Common pitfalls to avoid

  • Using inconsistent data sources across years, which can inflate ratios and mislead results.
  • Ignoring negative values, especially when losses or negative cash flow are present.
  • Applying the model to financial firms without adjusting for their unique balance sheet structure.
  • Interpreting the score as a final judgment rather than a screening signal.

Frequently asked questions

Is the M-score the same as a fraud prediction model

The M-score is a probabilistic screening model, not a definitive fraud detector. It was designed to highlight financial profiles that resemble past manipulation cases. It should be used as one input in a broader investigative process that includes qualitative review, peer benchmarking, and governance assessment.

Can the model be applied to banks or insurers

It can be applied, but the ratios were calibrated for industrial firms. Financial institutions have different balance sheet structures and revenue recognition practices, so you should interpret results with caution or consider sector specific models.

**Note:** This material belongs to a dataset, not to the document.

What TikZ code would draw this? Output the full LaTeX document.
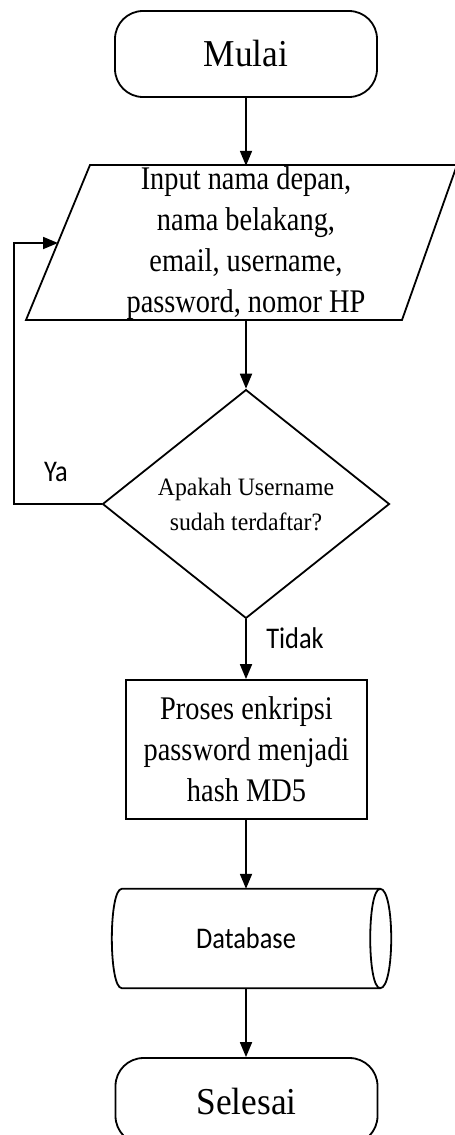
\documentclass[tikz,border=0pt]{standalone}
\usepackage{fontspec}
\usetikzlibrary{arrows.meta,shapes.geometric,calc}
\newfontfamily\termfont[FakeStretch=0.93]{Liberation Serif}
\newfontfamily\bodyfont[FakeStretch=0.86]{Liberation Serif}
\newfontfamily\askfont[FakeStretch=0.95]{Liberation Serif}
\newfontfamily\tagfont[FakeStretch=0.88]{Carlito}
\begin{document}
\begin{tikzpicture}[x=1pt,y=-1pt,
  outline/.style={draw=black,line width=1.8pt},
  flow/.style={draw=black,line width=1.8pt,-{Triangle[length=15pt,width=12pt]}},
  terminal/.style={outline,rounded corners=28pt,minimum width=262pt,minimum height=86pt,inner sep=0pt,
    font=\termfont\fontsize{38}{44}\selectfont},
  iobox/.style={inner sep=0pt,minimum width=300pt,minimum height=155pt,align=center,
    font=\bodyfont\fontsize{33}{41}\selectfont},
  decision/.style={outline,diamond,minimum width=287pt,minimum height=228pt,inner sep=0pt,align=center,
    font=\askfont\fontsize{25}{35}\selectfont},
  process/.style={outline,rectangle,minimum width=241pt,minimum height=139pt,inner sep=0pt,align=center,
    font=\bodyfont\fontsize{33}{41}\selectfont},
  storebox/.style={inner sep=0pt,minimum width=268pt,minimum height=99pt,
    font=\tagfont\fontsize{30}{36}\selectfont},
  tag/.style={inner sep=0pt,font=\tagfont\fontsize{30}{36}\selectfont}]
\clip (0,0) rectangle (455,1135);

% start
\node[terminal] (start) at (246,54) {Mulai};

% input (parallelogram drawn around a plain node)
\node[iobox] (input) at (246,243.5) {Input nama depan,\\nama belakang,\\email, username,\\password, nomor HP};
\draw[outline] (90,165) -- (457,165) -- (402,320) -- (26,320) -- cycle;
\coordinate (inputleft) at (58,243);

% decision
\node[decision] (check) at (246,504) {Apakah Username\\sudah terdaftar?};

% process
\node[process] (hash) at (246.5,749.5) {Proses enkripsi\\password menjadi\\hash MD5};

% stored data
\node[storebox] (db) at (246,938.5) {Database};
\draw[outline] ([xshift=10pt]db.north west)
  .. controls ([xshift=-3.3pt]db.north west) and ([xshift=-3.3pt]db.south west) .. ([xshift=10pt]db.south west)
  -- (db.south east)
  .. controls ([xshift=14.7pt]db.south east) and ([xshift=14.7pt]db.north east) .. (db.north east)
  -- cycle;
\draw[outline] (db.north east)
  .. controls ([xshift=-13.3pt]db.north east) and ([xshift=-13.3pt]db.south east) .. (db.south east);

% end
\node[terminal] (stop) at (246.5,1101) {Selesai};

% connectors
\draw[flow] (start.south) -- (input.north);
\draw[flow] (input.south) -- (check.north);
\draw[flow] (check.west) -- (14,504) -- (14,243) -- (inputleft);
\draw[flow] (check.south) -- (hash.north -| check.south);
\draw[flow] (hash.south -| db.north) -- (db.north);
\draw[flow] (db.south) -- (db.south |- stop.north);

% branch labels
\node[tag] (ya) at (56,472) {Ya};
\node[tag] (tidak) at (295,638) {Tidak};
\end{tikzpicture}
\end{document}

How often should the M-score be recalculated

At minimum, update it annually when new financial statements are issued. Many analysts also compute it quarterly to capture sudden changes in receivables, margins, or accruals. Consistent tracking helps differentiate short term volatility from sustained risk patterns.

Closing guidance

The Beneish M-score calculation remains one of the most practical tools for assessing earnings quality because it merges accounting intuition with statistical evidence. By combining the eight ratio signals, it allows you to move beyond intuition and test for the specific patterns that often accompany manipulation. Use the calculator above to organize your data, interpret the score in context, and pair it with robust qualitative analysis. That combination can help you identify reporting risk early, protect capital, and improve decision making across investment, audit, and corporate finance roles.